§ GOAL
Starting at the first line of the data, please print exactly those lines through the one that holds "from matplotlib.ticker import", omitting every picture.

§ SUPPLIED INFORMATION
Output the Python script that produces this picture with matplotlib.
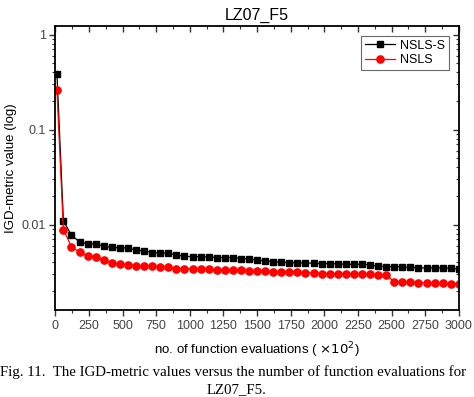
import matplotlib
matplotlib.use('Agg')
import matplotlib.pyplot as plt
from matplotlib.ticker import LogLocator, NullFormatter, FixedLocator, MultipleLocator

# 数据：函数评估次数 (x100) 与 IGD 值
evals = [12] + list(range(60, 3001, 60))
nsls_s = [0.388,
          0.0110, 0.00772, 0.00658, 0.00626, 0.00626, 0.00591, 0.00577, 0.00569, 0.00569, 0.00536,
          0.00529, 0.00507, 0.00504, 0.00499, 0.00480, 0.00464, 0.00460, 0.00460, 0.00457, 0.00450,
          0.00450, 0.00450, 0.00438, 0.00435, 0.00421, 0.00418, 0.00405, 0.00401, 0.00398, 0.00395,
          0.00395, 0.00392, 0.00389, 0.00389, 0.00386, 0.00382, 0.00382, 0.00382, 0.00379, 0.00364,
          0.00361, 0.00361, 0.00359, 0.00355, 0.00350, 0.00350, 0.00350, 0.00350, 0.00347, 0.00340]
nsls = [0.264,
        0.00886, 0.00587, 0.00511, 0.00469, 0.00453, 0.00421, 0.00395, 0.00382, 0.00379, 0.00370,
        0.00364, 0.00364, 0.00359, 0.00355, 0.00344, 0.00342, 0.00342, 0.00342, 0.00342, 0.00334,
        0.00334, 0.00334, 0.00330, 0.00328, 0.00326, 0.00323, 0.00320, 0.00320, 0.00320, 0.00318,
        0.00310, 0.00310, 0.00305, 0.00303, 0.00303, 0.00303, 0.00303, 0.00303, 0.00300, 0.00298,
        0.00293, 0.00251, 0.00251, 0.00249, 0.00245, 0.00243, 0.00241, 0.00241, 0.00239, 0.00237]
series_names = ['NSLS-S', 'NSLS']
xticks = list(range(0, 3001, 250))
yticks = [0.01, 0.1, 1]
ytick_labels = ['0.01', '0.1', '1']

plt.rcParams['font.family'] = ['Liberation Sans', 'DejaVu Sans']

fig = plt.figure(figsize=(4.74, 3.97), dpi=100)
ax = fig.add_axes([0.1167, 0.219, 0.968 - 0.1167, 0.935 - 0.219])

ax.plot(evals, nsls_s, color='black', marker='s', markersize=4.5, linewidth=0.9, label=series_names[0])
ax.plot(evals, nsls, color='#ff0000', marker='o', markersize=5.2, linewidth=0.9, label=series_names[1])

ax.set_yscale('log')
ax.set_xlim(0, 3000)
ax.set_ylim(0.00126, 1.24)

ax.xaxis.set_major_locator(FixedLocator(xticks))
ax.xaxis.set_minor_locator(MultipleLocator(125))
ax.yaxis.set_major_locator(FixedLocator(yticks))
ax.set_yticklabels(ytick_labels)
ax.yaxis.set_minor_locator(LogLocator(base=10, subs=range(2, 10)))
ax.yaxis.set_minor_formatter(NullFormatter())

ax.tick_params(axis='both', which='major', labelsize=9, colors='#333333', labelcolor='#444444', length=4, width=1)
ax.tick_params(axis='both', which='minor', length=2.5, width=0.8, colors='#333333')
ax.tick_params(axis='x', which='both', top=True, direction='out', pad=3)
ax.tick_params(axis='y', which='both', right=True, direction='out', pad=3)
# top / right ticks point inside
for t in ax.xaxis.get_major_ticks() + ax.xaxis.get_minor_ticks():
    t.tick2line.set_marker(matplotlib.lines.TICKDOWN)
for t in ax.yaxis.get_major_ticks() + ax.yaxis.get_minor_ticks():
    t.tick2line.set_marker(matplotlib.lines.TICKLEFT)

for s in ax.spines.values():
    s.set_linewidth(1.3)

ax.set_title('LZ07_F5', fontsize=11.5, pad=4)
ax.set_ylabel('IGD-metric value (log)', fontsize=9.5, labelpad=3)
ax.set_xlabel(r'no. of function evaluations ( $\times 10^2$)', fontsize=9.5, labelpad=6)

leg = ax.legend(loc='upper right', fontsize=9, frameon=True, fancybox=False,
                edgecolor='#444444', borderaxespad=0.8, handlelength=2.4,
                borderpad=0.3, labelspacing=0.2, handletextpad=0.4)
leg.get_frame().set_linewidth(0.8)

fig.text(0.0, 0.063, 'Fig. 11.  The IGD-metric values versus the number of function evaluations for',
         family=['Liberation Serif', 'DejaVu Serif'], fontsize=10.7, ha='left', va='center')
fig.text(0.5, 0.018, 'LZ07_F5.', family=['Liberation Serif', 'DejaVu Serif'],
         fontsize=10.7, ha='center', va='center')

fig.savefig('out.png', dpi=100)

§ FULL ANSWER
Output the Python script that produces this picture with matplotlib.
import matplotlib
matplotlib.use('Agg')
import matplotlib.pyplot as plt
from matplotlib.ticker import LogLocator, NullFormatter, FixedLocator, MultipleLocator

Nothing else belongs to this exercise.